◆ **COLLECTED MATERIAL**:
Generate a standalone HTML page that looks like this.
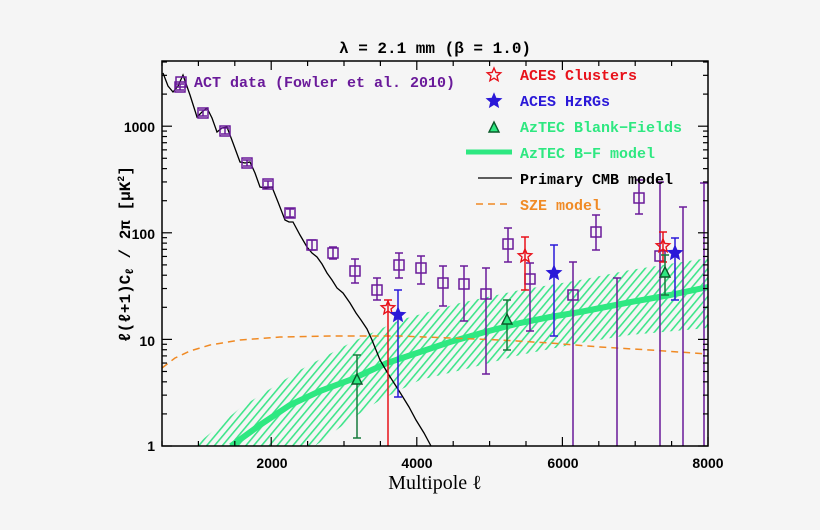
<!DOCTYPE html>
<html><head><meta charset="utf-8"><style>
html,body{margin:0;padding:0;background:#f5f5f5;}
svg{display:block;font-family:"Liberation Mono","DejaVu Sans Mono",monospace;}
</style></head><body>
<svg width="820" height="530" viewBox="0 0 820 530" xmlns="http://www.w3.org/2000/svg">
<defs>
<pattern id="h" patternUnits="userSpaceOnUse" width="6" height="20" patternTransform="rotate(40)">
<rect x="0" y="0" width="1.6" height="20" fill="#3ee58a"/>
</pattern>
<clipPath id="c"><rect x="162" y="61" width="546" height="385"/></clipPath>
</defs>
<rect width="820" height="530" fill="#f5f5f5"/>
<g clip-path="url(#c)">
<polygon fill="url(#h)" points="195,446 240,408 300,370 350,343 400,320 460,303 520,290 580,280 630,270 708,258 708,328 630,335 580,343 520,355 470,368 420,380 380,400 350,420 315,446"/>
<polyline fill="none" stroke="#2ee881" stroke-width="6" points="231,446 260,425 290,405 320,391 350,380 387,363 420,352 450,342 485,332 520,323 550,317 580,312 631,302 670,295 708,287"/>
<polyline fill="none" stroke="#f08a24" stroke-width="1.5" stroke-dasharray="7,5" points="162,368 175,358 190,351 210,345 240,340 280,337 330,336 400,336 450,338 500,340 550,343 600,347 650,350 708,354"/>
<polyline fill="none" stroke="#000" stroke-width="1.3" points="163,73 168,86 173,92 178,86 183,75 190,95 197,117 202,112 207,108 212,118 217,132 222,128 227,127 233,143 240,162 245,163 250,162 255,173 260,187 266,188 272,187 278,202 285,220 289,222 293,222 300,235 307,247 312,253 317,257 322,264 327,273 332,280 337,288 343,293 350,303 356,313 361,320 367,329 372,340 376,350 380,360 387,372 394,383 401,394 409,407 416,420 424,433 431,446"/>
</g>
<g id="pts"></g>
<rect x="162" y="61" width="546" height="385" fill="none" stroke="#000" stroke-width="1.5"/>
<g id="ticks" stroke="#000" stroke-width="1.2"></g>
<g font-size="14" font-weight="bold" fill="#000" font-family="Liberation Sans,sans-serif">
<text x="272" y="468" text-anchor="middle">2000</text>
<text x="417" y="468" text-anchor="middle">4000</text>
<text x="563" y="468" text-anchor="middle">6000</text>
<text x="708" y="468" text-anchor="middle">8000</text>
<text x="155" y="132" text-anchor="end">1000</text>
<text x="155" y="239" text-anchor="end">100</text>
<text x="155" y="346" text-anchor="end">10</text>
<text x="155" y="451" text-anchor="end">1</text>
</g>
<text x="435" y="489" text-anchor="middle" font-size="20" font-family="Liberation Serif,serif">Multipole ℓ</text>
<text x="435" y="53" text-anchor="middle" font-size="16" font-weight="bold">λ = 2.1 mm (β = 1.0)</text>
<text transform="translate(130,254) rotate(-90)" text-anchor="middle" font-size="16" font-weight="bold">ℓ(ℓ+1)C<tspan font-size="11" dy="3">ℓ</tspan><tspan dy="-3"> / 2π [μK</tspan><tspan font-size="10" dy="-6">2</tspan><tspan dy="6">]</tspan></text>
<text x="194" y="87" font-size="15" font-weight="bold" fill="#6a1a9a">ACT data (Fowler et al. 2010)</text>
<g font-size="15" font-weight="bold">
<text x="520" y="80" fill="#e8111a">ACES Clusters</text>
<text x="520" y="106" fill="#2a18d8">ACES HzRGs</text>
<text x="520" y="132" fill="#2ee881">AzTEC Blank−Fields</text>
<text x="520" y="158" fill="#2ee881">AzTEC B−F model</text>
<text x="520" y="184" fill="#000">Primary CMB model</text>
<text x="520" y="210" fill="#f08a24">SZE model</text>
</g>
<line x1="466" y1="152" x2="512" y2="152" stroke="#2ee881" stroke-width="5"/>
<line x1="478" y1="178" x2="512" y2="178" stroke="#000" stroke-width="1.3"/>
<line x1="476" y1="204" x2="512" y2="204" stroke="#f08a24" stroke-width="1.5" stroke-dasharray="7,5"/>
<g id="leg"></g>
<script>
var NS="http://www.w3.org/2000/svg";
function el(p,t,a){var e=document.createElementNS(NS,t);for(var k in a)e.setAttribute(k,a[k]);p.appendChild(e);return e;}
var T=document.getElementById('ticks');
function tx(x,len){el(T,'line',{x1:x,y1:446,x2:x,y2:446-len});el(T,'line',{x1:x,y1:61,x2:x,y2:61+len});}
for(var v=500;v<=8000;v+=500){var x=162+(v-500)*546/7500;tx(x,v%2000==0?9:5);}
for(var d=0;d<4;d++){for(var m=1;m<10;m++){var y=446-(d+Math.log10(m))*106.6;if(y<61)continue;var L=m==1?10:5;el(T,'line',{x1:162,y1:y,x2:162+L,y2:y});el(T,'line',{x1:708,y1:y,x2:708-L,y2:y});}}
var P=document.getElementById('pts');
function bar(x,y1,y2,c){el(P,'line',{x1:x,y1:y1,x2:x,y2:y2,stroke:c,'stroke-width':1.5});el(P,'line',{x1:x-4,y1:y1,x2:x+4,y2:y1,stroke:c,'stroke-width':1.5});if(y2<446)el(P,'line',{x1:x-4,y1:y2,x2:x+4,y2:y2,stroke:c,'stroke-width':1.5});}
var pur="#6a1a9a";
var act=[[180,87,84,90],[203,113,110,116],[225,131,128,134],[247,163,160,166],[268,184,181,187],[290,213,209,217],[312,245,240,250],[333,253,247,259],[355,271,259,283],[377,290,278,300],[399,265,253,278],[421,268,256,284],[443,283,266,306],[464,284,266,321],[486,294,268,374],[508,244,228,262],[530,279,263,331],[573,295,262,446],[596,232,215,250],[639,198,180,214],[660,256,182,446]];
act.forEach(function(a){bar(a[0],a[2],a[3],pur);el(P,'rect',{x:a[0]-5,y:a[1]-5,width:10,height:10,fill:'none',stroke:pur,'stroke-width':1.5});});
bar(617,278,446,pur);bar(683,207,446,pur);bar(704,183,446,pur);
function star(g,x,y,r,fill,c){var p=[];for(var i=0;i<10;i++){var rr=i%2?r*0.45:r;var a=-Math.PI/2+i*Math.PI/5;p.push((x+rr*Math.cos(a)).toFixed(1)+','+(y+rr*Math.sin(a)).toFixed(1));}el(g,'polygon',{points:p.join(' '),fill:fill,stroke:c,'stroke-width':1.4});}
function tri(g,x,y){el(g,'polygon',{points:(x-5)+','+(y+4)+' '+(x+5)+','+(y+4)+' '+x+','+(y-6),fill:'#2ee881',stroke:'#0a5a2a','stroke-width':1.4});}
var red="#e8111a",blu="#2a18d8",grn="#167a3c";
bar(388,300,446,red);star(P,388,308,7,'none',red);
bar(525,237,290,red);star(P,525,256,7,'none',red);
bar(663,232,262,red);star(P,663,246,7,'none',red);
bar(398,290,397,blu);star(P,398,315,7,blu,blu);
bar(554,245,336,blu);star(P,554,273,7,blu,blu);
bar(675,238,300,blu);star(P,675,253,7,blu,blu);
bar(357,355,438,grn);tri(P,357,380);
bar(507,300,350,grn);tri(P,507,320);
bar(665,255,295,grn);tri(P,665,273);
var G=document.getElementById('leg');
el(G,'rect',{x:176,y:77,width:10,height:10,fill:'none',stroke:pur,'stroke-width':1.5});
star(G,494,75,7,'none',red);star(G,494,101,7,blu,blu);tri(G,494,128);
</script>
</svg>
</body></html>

◆ **WHAT TO PRODUCE**:
Copy the listing in full and without alteration, omitting every picture.

◆ **COMPLETED TASK**:
Generate a standalone HTML page that looks like this.
<!DOCTYPE html>
<html><head><meta charset="utf-8"><style>
html,body{margin:0;padding:0;background:#f5f5f5;}
svg{display:block;font-family:"Liberation Mono","DejaVu Sans Mono",monospace;}
</style></head><body>
<svg width="820" height="530" viewBox="0 0 820 530" xmlns="http://www.w3.org/2000/svg">
<defs>
<pattern id="h" patternUnits="userSpaceOnUse" width="6" height="20" patternTransform="rotate(40)">
<rect x="0" y="0" width="1.6" height="20" fill="#3ee58a"/>
</pattern>
<clipPath id="c"><rect x="162" y="61" width="546" height="385"/></clipPath>
</defs>
<rect width="820" height="530" fill="#f5f5f5"/>
<g clip-path="url(#c)">
<polygon fill="url(#h)" points="195,446 240,408 300,370 350,343 400,320 460,303 520,290 580,280 630,270 708,258 708,328 630,335 580,343 520,355 470,368 420,380 380,400 350,420 315,446"/>
<polyline fill="none" stroke="#2ee881" stroke-width="6" points="231,446 260,425 290,405 320,391 350,380 387,363 420,352 450,342 485,332 520,323 550,317 580,312 631,302 670,295 708,287"/>
<polyline fill="none" stroke="#f08a24" stroke-width="1.5" stroke-dasharray="7,5" points="162,368 175,358 190,351 210,345 240,340 280,337 330,336 400,336 450,338 500,340 550,343 600,347 650,350 708,354"/>
<polyline fill="none" stroke="#000" stroke-width="1.3" points="163,73 168,86 173,92 178,86 183,75 190,95 197,117 202,112 207,108 212,118 217,132 222,128 227,127 233,143 240,162 245,163 250,162 255,173 260,187 266,188 272,187 278,202 285,220 289,222 293,222 300,235 307,247 312,253 317,257 322,264 327,273 332,280 337,288 343,293 350,303 356,313 361,320 367,329 372,340 376,350 380,360 387,372 394,383 401,394 409,407 416,420 424,433 431,446"/>
</g>
<g id="pts"></g>
<rect x="162" y="61" width="546" height="385" fill="none" stroke="#000" stroke-width="1.5"/>
<g id="ticks" stroke="#000" stroke-width="1.2"></g>
<g font-size="14" font-weight="bold" fill="#000" font-family="Liberation Sans,sans-serif">
<text x="272" y="468" text-anchor="middle">2000</text>
<text x="417" y="468" text-anchor="middle">4000</text>
<text x="563" y="468" text-anchor="middle">6000</text>
<text x="708" y="468" text-anchor="middle">8000</text>
<text x="155" y="132" text-anchor="end">1000</text>
<text x="155" y="239" text-anchor="end">100</text>
<text x="155" y="346" text-anchor="end">10</text>
<text x="155" y="451" text-anchor="end">1</text>
</g>
<text x="435" y="489" text-anchor="middle" font-size="20" font-family="Liberation Serif,serif">Multipole ℓ</text>
<text x="435" y="53" text-anchor="middle" font-size="16" font-weight="bold">λ = 2.1 mm (β = 1.0)</text>
<text transform="translate(130,254) rotate(-90)" text-anchor="middle" font-size="16" font-weight="bold">ℓ(ℓ+1)C<tspan font-size="11" dy="3">ℓ</tspan><tspan dy="-3"> / 2π [μK</tspan><tspan font-size="10" dy="-6">2</tspan><tspan dy="6">]</tspan></text>
<text x="194" y="87" font-size="15" font-weight="bold" fill="#6a1a9a">ACT data (Fowler et al. 2010)</text>
<g font-size="15" font-weight="bold">
<text x="520" y="80" fill="#e8111a">ACES Clusters</text>
<text x="520" y="106" fill="#2a18d8">ACES HzRGs</text>
<text x="520" y="132" fill="#2ee881">AzTEC Blank−Fields</text>
<text x="520" y="158" fill="#2ee881">AzTEC B−F model</text>
<text x="520" y="184" fill="#000">Primary CMB model</text>
<text x="520" y="210" fill="#f08a24">SZE model</text>
</g>
<line x1="466" y1="152" x2="512" y2="152" stroke="#2ee881" stroke-width="5"/>
<line x1="478" y1="178" x2="512" y2="178" stroke="#000" stroke-width="1.3"/>
<line x1="476" y1="204" x2="512" y2="204" stroke="#f08a24" stroke-width="1.5" stroke-dasharray="7,5"/>
<g id="leg"></g>
<script>
var NS="http://www.w3.org/2000/svg";
function el(p,t,a){var e=document.createElementNS(NS,t);for(var k in a)e.setAttribute(k,a[k]);p.appendChild(e);return e;}
var T=document.getElementById('ticks');
function tx(x,len){el(T,'line',{x1:x,y1:446,x2:x,y2:446-len});el(T,'line',{x1:x,y1:61,x2:x,y2:61+len});}
for(var v=500;v<=8000;v+=500){var x=162+(v-500)*546/7500;tx(x,v%2000==0?9:5);}
for(var d=0;d<4;d++){for(var m=1;m<10;m++){var y=446-(d+Math.log10(m))*106.6;if(y<61)continue;var L=m==1?10:5;el(T,'line',{x1:162,y1:y,x2:162+L,y2:y});el(T,'line',{x1:708,y1:y,x2:708-L,y2:y});}}
var P=document.getElementById('pts');
function bar(x,y1,y2,c){el(P,'line',{x1:x,y1:y1,x2:x,y2:y2,stroke:c,'stroke-width':1.5});el(P,'line',{x1:x-4,y1:y1,x2:x+4,y2:y1,stroke:c,'stroke-width':1.5});if(y2<446)el(P,'line',{x1:x-4,y1:y2,x2:x+4,y2:y2,stroke:c,'stroke-width':1.5});}
var pur="#6a1a9a";
var act=[[180,87,84,90],[203,113,110,116],[225,131,128,134],[247,163,160,166],[268,184,181,187],[290,213,209,217],[312,245,240,250],[333,253,247,259],[355,271,259,283],[377,290,278,300],[399,265,253,278],[421,268,256,284],[443,283,266,306],[464,284,266,321],[486,294,268,374],[508,244,228,262],[530,279,263,331],[573,295,262,446],[596,232,215,250],[639,198,180,214],[660,256,182,446]];
act.forEach(function(a){bar(a[0],a[2],a[3],pur);el(P,'rect',{x:a[0]-5,y:a[1]-5,width:10,height:10,fill:'none',stroke:pur,'stroke-width':1.5});});
bar(617,278,446,pur);bar(683,207,446,pur);bar(704,183,446,pur);
function star(g,x,y,r,fill,c){var p=[];for(var i=0;i<10;i++){var rr=i%2?r*0.45:r;var a=-Math.PI/2+i*Math.PI/5;p.push((x+rr*Math.cos(a)).toFixed(1)+','+(y+rr*Math.sin(a)).toFixed(1));}el(g,'polygon',{points:p.join(' '),fill:fill,stroke:c,'stroke-width':1.4});}
function tri(g,x,y){el(g,'polygon',{points:(x-5)+','+(y+4)+' '+(x+5)+','+(y+4)+' '+x+','+(y-6),fill:'#2ee881',stroke:'#0a5a2a','stroke-width':1.4});}
var red="#e8111a",blu="#2a18d8",grn="#167a3c";
bar(388,300,446,red);star(P,388,308,7,'none',red);
bar(525,237,290,red);star(P,525,256,7,'none',red);
bar(663,232,262,red);star(P,663,246,7,'none',red);
bar(398,290,397,blu);star(P,398,315,7,blu,blu);
bar(554,245,336,blu);star(P,554,273,7,blu,blu);
bar(675,238,300,blu);star(P,675,253,7,blu,blu);
bar(357,355,438,grn);tri(P,357,380);
bar(507,300,350,grn);tri(P,507,320);
bar(665,255,295,grn);tri(P,665,273);
var G=document.getElementById('leg');
el(G,'rect',{x:176,y:77,width:10,height:10,fill:'none',stroke:pur,'stroke-width':1.5});
star(G,494,75,7,'none',red);star(G,494,101,7,blu,blu);tri(G,494,128);
</script>
</svg>
</body></html>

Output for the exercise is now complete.